Exercise instructions: Only the lines from the start up to and including the line containing "(\x,398) -- (\x,389);" should be repeated, word for word.

Recorded data:
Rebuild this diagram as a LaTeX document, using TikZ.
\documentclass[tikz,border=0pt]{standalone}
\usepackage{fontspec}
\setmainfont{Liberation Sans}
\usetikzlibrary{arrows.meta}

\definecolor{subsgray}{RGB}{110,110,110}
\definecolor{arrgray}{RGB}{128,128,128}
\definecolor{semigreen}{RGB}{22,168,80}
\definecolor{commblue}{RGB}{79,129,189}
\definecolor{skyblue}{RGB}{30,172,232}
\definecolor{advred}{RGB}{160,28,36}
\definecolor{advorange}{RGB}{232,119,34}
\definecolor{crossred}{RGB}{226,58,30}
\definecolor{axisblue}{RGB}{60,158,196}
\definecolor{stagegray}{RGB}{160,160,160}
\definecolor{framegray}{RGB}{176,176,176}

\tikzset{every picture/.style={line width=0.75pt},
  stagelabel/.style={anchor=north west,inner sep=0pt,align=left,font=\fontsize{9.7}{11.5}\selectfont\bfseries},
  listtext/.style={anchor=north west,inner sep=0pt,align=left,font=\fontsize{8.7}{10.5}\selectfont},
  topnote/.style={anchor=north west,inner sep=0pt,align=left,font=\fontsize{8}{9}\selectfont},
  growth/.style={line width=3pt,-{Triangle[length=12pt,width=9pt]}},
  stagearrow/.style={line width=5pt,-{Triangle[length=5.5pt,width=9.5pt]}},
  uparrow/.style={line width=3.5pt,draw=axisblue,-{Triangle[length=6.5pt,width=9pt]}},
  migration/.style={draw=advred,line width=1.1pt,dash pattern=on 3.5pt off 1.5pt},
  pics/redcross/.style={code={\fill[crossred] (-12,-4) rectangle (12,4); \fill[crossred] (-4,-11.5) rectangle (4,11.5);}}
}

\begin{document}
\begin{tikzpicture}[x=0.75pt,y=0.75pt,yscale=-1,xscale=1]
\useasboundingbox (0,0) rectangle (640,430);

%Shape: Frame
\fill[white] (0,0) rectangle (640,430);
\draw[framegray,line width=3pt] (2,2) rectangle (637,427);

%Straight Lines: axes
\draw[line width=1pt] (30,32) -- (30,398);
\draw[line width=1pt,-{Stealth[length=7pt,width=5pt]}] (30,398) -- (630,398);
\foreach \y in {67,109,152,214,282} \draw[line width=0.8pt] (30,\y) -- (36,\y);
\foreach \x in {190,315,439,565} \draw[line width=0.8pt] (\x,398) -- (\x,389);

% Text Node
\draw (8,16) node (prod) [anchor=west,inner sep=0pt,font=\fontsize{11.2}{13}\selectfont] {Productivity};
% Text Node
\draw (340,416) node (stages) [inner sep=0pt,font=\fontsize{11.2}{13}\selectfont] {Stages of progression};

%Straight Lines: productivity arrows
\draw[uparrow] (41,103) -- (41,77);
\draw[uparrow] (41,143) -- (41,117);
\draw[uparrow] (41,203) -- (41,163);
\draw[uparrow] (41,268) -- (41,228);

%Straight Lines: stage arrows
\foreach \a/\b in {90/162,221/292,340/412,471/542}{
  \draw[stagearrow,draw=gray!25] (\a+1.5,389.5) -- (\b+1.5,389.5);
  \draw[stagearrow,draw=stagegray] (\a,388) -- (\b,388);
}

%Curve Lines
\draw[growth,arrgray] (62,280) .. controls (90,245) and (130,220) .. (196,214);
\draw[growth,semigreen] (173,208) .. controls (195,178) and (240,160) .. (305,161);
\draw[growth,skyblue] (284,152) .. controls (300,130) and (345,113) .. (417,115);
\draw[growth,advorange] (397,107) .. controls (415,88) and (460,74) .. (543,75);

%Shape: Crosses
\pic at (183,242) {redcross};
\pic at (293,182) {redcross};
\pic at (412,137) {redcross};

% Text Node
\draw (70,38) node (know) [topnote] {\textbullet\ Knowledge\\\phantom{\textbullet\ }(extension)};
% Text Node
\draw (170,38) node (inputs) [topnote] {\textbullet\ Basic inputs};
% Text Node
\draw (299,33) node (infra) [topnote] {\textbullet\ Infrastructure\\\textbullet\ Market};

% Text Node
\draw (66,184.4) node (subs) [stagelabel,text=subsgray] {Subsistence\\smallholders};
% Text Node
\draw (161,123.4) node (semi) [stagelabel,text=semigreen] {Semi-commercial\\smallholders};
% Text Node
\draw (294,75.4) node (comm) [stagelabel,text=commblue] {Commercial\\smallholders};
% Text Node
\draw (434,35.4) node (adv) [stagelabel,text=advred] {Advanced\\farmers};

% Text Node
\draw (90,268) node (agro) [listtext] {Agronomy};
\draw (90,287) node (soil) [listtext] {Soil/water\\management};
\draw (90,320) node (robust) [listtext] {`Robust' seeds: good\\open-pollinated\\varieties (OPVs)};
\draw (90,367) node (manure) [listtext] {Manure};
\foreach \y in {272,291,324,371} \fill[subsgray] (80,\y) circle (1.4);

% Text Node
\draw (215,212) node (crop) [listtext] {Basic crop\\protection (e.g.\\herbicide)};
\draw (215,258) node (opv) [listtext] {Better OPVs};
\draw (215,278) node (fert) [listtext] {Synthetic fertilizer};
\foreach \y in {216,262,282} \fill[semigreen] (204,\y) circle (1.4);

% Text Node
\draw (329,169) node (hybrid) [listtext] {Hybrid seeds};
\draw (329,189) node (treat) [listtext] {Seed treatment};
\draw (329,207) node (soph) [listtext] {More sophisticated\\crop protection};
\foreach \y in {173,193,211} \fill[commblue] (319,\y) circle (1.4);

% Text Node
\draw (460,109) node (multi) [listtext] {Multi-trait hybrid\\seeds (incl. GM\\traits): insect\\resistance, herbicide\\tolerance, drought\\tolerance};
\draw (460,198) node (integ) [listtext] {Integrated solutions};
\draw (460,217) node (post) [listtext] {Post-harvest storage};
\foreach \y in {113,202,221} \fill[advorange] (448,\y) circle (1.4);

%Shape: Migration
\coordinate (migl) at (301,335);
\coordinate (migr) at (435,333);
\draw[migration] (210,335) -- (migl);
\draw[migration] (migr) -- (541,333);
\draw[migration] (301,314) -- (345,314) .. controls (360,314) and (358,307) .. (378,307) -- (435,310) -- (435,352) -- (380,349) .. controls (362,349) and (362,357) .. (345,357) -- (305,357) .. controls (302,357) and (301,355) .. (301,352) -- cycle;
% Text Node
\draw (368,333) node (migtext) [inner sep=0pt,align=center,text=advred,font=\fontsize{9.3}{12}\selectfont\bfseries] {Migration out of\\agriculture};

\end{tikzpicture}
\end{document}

Answer to the exercise:
Rebuild this diagram as a LaTeX document, using TikZ.
\documentclass[tikz,border=0pt]{standalone}
\usepackage{fontspec}
\setmainfont{Liberation Sans}
\usetikzlibrary{arrows.meta}

\definecolor{subsgray}{RGB}{110,110,110}
\definecolor{arrgray}{RGB}{128,128,128}
\definecolor{semigreen}{RGB}{22,168,80}
\definecolor{commblue}{RGB}{79,129,189}
\definecolor{skyblue}{RGB}{30,172,232}
\definecolor{advred}{RGB}{160,28,36}
\definecolor{advorange}{RGB}{232,119,34}
\definecolor{crossred}{RGB}{226,58,30}
\definecolor{axisblue}{RGB}{60,158,196}
\definecolor{stagegray}{RGB}{160,160,160}
\definecolor{framegray}{RGB}{176,176,176}

\tikzset{every picture/.style={line width=0.75pt},
  stagelabel/.style={anchor=north west,inner sep=0pt,align=left,font=\fontsize{9.7}{11.5}\selectfont\bfseries},
  listtext/.style={anchor=north west,inner sep=0pt,align=left,font=\fontsize{8.7}{10.5}\selectfont},
  topnote/.style={anchor=north west,inner sep=0pt,align=left,font=\fontsize{8}{9}\selectfont},
  growth/.style={line width=3pt,-{Triangle[length=12pt,width=9pt]}},
  stagearrow/.style={line width=5pt,-{Triangle[length=5.5pt,width=9.5pt]}},
  uparrow/.style={line width=3.5pt,draw=axisblue,-{Triangle[length=6.5pt,width=9pt]}},
  migration/.style={draw=advred,line width=1.1pt,dash pattern=on 3.5pt off 1.5pt},
  pics/redcross/.style={code={\fill[crossred] (-12,-4) rectangle (12,4); \fill[crossred] (-4,-11.5) rectangle (4,11.5);}}
}

\begin{document}
\begin{tikzpicture}[x=0.75pt,y=0.75pt,yscale=-1,xscale=1]
\useasboundingbox (0,0) rectangle (640,430);

%Shape: Frame
\fill[white] (0,0) rectangle (640,430);
\draw[framegray,line width=3pt] (2,2) rectangle (637,427);

%Straight Lines: axes
\draw[line width=1pt] (30,32) -- (30,398);
\draw[line width=1pt,-{Stealth[length=7pt,width=5pt]}] (30,398) -- (630,398);
\foreach \y in {67,109,152,214,282} \draw[line width=0.8pt] (30,\y) -- (36,\y);
\foreach \x in {190,315,439,565} \draw[line width=0.8pt] (\x,398) -- (\x,389);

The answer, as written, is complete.